A bar of soap of mass m is at rest on a frictionless square plate of side-length D rests on a horizontal table. At t=0 I start to raise one edge of the plate the plate pivots about the opposite edge. The angular velocity about the pivot is a constant ω Show that the equation of motion for the soap is of the form $\ddot{x} - \omega ^{2} x = - g sin( \omega t )$. Solve this for x(t) given that . In this equation x is the distance from the pivot to the soap (i.e. measured up the slope).

## The Attempt at a Solution

We will find that the potential energy is $V = mgx sin( \theta )$, and the kinetic energy is just $T = \frac{1}{2} m \ddot{x}^{2}$. Then our Lagrangian is just $L = \frac{1}{2} m \ddot{x}^{2} - mgx sin( \theta )$ and since we know omega is constant, then θ = ωt, so our Lagrangian becomes $L = \frac{1}{2} m \ddot{x}^{2} - mgx sin( \omega t)$.

But using the Euler-Lagrange equation yields $\ddot{x} = -g sin( \theta )$.

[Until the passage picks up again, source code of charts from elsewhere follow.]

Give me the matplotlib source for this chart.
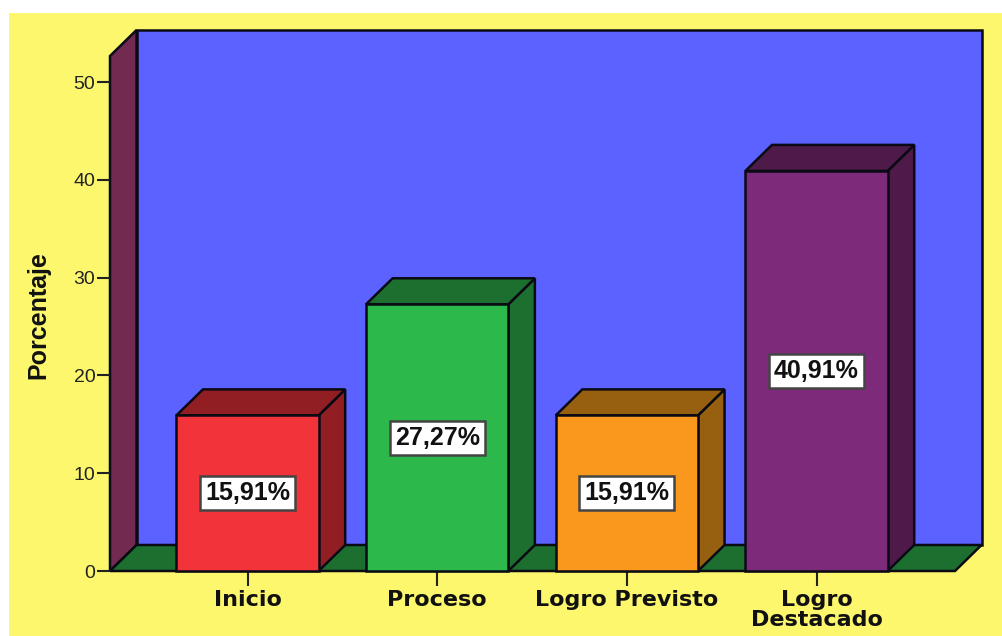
import matplotlib
matplotlib.use('Agg')
import matplotlib.pyplot as plt
from matplotlib.patches import Rectangle

# datos
categorias = ['Inicio', 'Proceso', 'Logro Previsto', 'Logro\nDestacado']
porcentajes = [15.91, 27.27, 15.91, 40.91]
etiquetas = ['15,91%', '27,27%', '15,91%', '40,91%']
yticks = [0, 10, 20, 30, 40, 50]

# colores: frente, lado oscuro
frente = ['#F23339', '#2DB84C', '#F9981C', '#7E2A7A']
lado = ['#901E22', '#1D6F30', '#966010', '#4D1A4A']
amarillo = '#FCF76D'
azul = '#5C62FF'
pared = '#722A50'
piso = '#1D6F30'
borde = '#0A0A14'

W, H = 1003, 636
fig = plt.figure(figsize=(W / 100, H / 100), dpi=100, facecolor='white')
fig.patches.append(Rectangle((9 / W, 0), 1 - 9 / W, 1 - 13 / H, transform=fig.transFigure,
                             facecolor=amarillo, edgecolor='none', zorder=-10))
ax = fig.add_axes([110 / W, (H - 571) / H, 845 / W, 515 / H])
ax.patch.set_visible(False)

xmin, xmax = -0.725, 3.73
ymax = 52.66
ancho = 0.75
dx = 0.14  # profundidad
dy = 2.66
lw = 1.8
ax.set_xlim(xmin, xmax)
ax.set_ylim(0, ymax)

# paredes y piso
ax.fill([xmin + dx, xmax + dx, xmax + dx, xmin + dx], [dy, dy, ymax + dy, ymax + dy],
        facecolor=azul, edgecolor=borde, lw=lw, clip_on=False, zorder=1)
ax.fill([xmin, xmin + dx, xmin + dx, xmin], [0, dy, ymax + dy, ymax],
        facecolor=pared, edgecolor=borde, lw=lw, clip_on=False, zorder=1)
ax.fill([xmin, xmax, xmax + dx, xmin + dx], [0, 0, dy, dy],
        facecolor=piso, edgecolor=borde, lw=lw, clip_on=False, zorder=1)

# barras 3d
for i, v in enumerate(porcentajes):
    x0 = i - ancho / 2
    x1 = i + ancho / 2
    ax.fill([x1, x1 + dx, x1 + dx, x1], [0, dy, v + dy, v],
            facecolor=lado[i], edgecolor=borde, lw=lw, clip_on=False, zorder=2)
    ax.fill([x0, x1, x1 + dx, x0 + dx], [v, v, v + dy, v + dy],
            facecolor=lado[i], edgecolor=borde, lw=lw, clip_on=False, zorder=2)
    ax.bar(i, v, width=ancho, color=frente[i], edgecolor=borde, lw=lw, clip_on=False, zorder=3)
    ax.text(i, v / 2, etiquetas[i], ha='center', va='center', fontsize=18, fontweight='bold',
            family='Liberation Sans', color='#111111', zorder=4,
            bbox=dict(boxstyle='square,pad=0.2', facecolor='white', edgecolor='#444444', lw=1.8))

for s in ax.spines.values():
    s.set_visible(False)

ax.set_yticks(yticks)
ax.set_yticklabels([str(t) for t in yticks], family='Liberation Sans', fontsize=14, color='#222222')
ax.tick_params(axis='y', length=9.5, width=1.5, color='#222222', pad=1)
ax.set_xticks(range(len(categorias)))
ax.set_xticklabels(categorias, family='DejaVu Sans', fontsize=16, fontweight='bold',
                   color='#111111', linespacing=0.95)
ax.tick_params(axis='x', length=11, width=1.5, color='#222222', pad=3)

fig.text(38 / W, (H - 315) / H, 'Porcentaje', rotation=90, ha='center', va='center',
         family='Liberation Sans', fontsize=18, fontweight='bold', color='#111111')

fig.savefig('out.png', dpi=100, facecolor='white')
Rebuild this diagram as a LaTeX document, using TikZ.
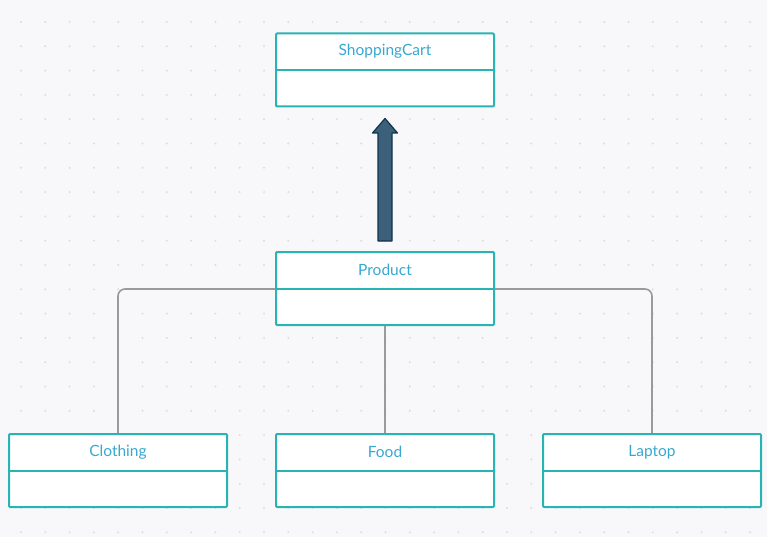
\documentclass[tikz,border=0pt]{standalone}
\usepackage{fontspec}
\setmainfont{Lato}
\begin{document}
\definecolor{bg}{HTML}{F8F8FB}
\definecolor{dotc}{HTML}{DCDDE3}
\definecolor{teal}{HTML}{2AB3B3}
\definecolor{txt}{HTML}{38A8D2}
\definecolor{conn}{HTML}{9A9A9A}
\definecolor{arrf}{HTML}{3C6079}
\definecolor{arrd}{HTML}{0E3350}
\begin{tikzpicture}[x=1pt,y=-1pt,
  cls/.style={draw=teal,line width=2pt,fill=white,rounded corners=1pt,minimum width=218pt,minimum height=73pt,inner sep=0pt},
  lbl/.style={text=txt,font=\fontsize{15.5}{18}\selectfont},
  con/.style={draw=conn,line width=1.6pt,rounded corners=7pt}]
\fill[bg] (0,0) rectangle (767,537);
\useasboundingbox (0,0) rectangle (767,537);
\foreach \i in {0,...,31}{\foreach \j in {0,...,21}{
  \fill[dotc] (21+\i*24.3,22+\j*24.3) circle (1.1pt);}}
% connectors
\coordinate (pl) at (276,289);
\coordinate (pr) at (494,289);
\draw[con] (pl) -- (118,289) -- (118,434);
\draw[con] (pr) -- (652,289) -- (652,434);
\draw[con] (385,325) -- (385,434);
% classes
\foreach \n/\t/\x/\y in {sc/ShoppingCart/385/70, pr/Product/385/288.5, cl/Clothing/118/470.5, fo/Food/385/470.5, la/Laptop/652/470.5}{
  \node[cls] (\n) at (\x,\y) {};
  \draw[teal,line width=2pt] ([yshift=-0.5pt]\n.west) -- ([yshift=-0.5pt]\n.east);
  \node[lbl] (\n-t) at (\x,\y-18.5) {\t};
}
% arrow
\draw[arrd,fill=arrf,line width=1.2pt,line join=round]
  (378,241) -- (378,133) -- (372.5,133) -- (385,118.5) -- (397.5,133) -- (392,133) -- (392,241) -- cycle;
\end{tikzpicture}
\end{document}
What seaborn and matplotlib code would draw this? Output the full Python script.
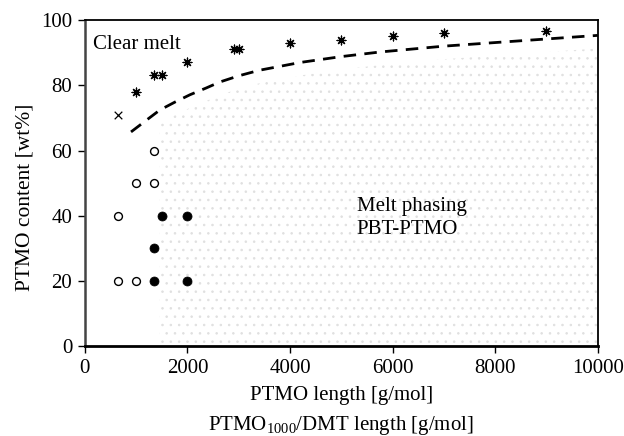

Where did the $- \omega ^{2} x$ come from? i want to say that it has something to do with the fact that the angle is changing over time...but i can't see it right now. any help would be great. thanks in advance.

## Answers and Replies

Mentor
You forgot the kinetic energy from motion perpendicular to the direction of x. As you know the motion of the slope, you can relate this to x and t.